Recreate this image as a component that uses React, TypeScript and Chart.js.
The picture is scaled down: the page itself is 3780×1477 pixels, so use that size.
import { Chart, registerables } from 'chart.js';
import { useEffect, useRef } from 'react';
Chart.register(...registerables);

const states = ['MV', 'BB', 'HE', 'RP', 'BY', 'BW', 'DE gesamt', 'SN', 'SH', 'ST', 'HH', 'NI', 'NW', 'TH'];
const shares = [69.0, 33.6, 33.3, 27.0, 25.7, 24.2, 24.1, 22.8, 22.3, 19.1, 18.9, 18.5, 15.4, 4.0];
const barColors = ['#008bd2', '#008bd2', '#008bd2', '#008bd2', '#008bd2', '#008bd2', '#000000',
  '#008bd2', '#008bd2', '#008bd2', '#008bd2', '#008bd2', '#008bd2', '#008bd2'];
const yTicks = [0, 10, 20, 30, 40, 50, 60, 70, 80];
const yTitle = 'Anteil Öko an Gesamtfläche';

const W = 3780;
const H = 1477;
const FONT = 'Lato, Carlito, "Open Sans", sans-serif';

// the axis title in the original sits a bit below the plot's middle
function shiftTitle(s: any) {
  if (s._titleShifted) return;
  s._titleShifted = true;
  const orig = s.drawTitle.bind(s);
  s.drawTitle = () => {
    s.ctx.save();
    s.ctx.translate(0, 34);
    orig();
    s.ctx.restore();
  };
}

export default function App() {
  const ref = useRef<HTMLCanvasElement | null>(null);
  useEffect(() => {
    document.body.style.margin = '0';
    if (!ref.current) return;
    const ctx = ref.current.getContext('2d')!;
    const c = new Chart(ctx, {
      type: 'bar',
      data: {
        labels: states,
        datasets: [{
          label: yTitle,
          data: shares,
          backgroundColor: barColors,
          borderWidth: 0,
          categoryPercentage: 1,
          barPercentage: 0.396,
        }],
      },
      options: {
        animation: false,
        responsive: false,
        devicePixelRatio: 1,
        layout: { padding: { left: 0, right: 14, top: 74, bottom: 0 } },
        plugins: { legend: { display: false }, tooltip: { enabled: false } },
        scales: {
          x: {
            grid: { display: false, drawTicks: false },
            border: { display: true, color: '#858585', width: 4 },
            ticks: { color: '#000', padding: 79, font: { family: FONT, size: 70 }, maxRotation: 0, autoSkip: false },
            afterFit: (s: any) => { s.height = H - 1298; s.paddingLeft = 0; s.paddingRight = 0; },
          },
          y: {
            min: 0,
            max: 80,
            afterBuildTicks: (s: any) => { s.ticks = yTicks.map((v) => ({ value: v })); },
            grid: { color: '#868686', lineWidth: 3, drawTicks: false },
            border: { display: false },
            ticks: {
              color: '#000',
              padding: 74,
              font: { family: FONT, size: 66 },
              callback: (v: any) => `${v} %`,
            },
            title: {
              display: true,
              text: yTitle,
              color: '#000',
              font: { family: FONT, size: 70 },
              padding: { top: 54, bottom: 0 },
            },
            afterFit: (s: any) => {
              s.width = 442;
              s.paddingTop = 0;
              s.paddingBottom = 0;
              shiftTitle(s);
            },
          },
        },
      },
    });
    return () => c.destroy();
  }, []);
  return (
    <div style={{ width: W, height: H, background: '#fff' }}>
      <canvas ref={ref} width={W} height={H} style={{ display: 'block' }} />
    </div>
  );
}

---

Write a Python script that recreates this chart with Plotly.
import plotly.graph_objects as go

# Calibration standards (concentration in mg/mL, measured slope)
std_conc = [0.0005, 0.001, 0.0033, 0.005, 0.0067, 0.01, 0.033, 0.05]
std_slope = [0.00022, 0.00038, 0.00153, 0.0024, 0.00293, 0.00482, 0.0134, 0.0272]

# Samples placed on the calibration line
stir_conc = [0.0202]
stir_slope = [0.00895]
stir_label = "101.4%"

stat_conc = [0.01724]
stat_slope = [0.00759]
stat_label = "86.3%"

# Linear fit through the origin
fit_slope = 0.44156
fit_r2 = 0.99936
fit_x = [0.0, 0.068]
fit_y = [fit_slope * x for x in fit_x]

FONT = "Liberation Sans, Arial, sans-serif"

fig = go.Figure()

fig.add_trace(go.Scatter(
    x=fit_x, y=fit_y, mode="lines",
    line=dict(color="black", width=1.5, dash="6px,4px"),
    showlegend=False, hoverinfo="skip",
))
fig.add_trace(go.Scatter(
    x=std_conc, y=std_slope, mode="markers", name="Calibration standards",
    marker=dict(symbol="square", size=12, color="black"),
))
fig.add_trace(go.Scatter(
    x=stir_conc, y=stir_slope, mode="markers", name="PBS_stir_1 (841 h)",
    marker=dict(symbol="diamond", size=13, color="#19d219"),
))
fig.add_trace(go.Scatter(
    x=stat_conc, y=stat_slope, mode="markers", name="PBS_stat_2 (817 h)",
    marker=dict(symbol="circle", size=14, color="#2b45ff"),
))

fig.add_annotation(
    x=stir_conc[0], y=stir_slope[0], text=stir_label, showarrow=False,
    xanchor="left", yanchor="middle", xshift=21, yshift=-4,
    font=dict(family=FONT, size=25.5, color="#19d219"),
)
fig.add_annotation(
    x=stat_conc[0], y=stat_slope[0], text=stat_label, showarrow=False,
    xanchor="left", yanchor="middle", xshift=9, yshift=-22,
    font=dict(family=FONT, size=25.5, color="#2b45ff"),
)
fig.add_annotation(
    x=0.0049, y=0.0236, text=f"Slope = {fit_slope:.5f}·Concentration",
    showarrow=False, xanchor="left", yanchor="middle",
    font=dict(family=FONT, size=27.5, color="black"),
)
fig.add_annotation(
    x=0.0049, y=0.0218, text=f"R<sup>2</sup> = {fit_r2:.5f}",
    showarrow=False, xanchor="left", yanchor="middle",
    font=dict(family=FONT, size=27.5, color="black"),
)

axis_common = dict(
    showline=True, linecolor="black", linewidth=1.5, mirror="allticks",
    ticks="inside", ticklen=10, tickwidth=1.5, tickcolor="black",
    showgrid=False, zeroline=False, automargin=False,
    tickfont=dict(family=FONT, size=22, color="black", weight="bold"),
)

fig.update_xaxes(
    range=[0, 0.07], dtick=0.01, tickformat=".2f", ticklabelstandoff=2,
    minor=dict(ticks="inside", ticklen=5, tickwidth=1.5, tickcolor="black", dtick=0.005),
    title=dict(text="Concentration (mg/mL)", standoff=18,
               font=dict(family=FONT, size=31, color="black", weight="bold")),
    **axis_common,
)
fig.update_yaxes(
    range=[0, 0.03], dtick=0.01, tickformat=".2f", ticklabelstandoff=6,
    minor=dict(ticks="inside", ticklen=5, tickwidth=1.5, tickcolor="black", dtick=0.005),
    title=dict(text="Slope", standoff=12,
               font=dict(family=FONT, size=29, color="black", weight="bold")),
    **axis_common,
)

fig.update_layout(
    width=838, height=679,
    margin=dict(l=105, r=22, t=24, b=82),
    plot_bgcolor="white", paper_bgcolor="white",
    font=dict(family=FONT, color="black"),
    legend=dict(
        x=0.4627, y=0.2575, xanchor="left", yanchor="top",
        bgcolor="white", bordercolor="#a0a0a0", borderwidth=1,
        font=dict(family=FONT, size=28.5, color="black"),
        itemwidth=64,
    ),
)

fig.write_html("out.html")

* * *

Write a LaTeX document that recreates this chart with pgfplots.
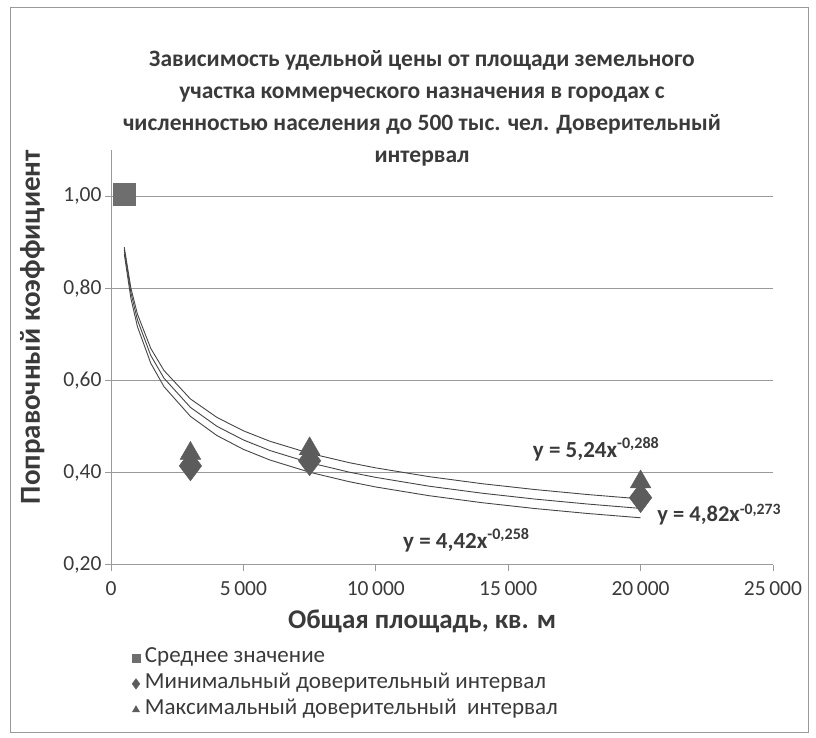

* **Objective**:
Give the exact lines, and only those, from the line containing "Recreate this image" through the line containing "Chart.register(...registerables);" in the entries above.

* **Result of the exercise**:
Recreate this image as a component that uses React, TypeScript and Chart.js.
The picture is scaled down: the page itself is 3780×1477 pixels, so use that size.
import { Chart, registerables } from 'chart.js';
import { useEffect, useRef } from 'react';
Chart.register(...registerables);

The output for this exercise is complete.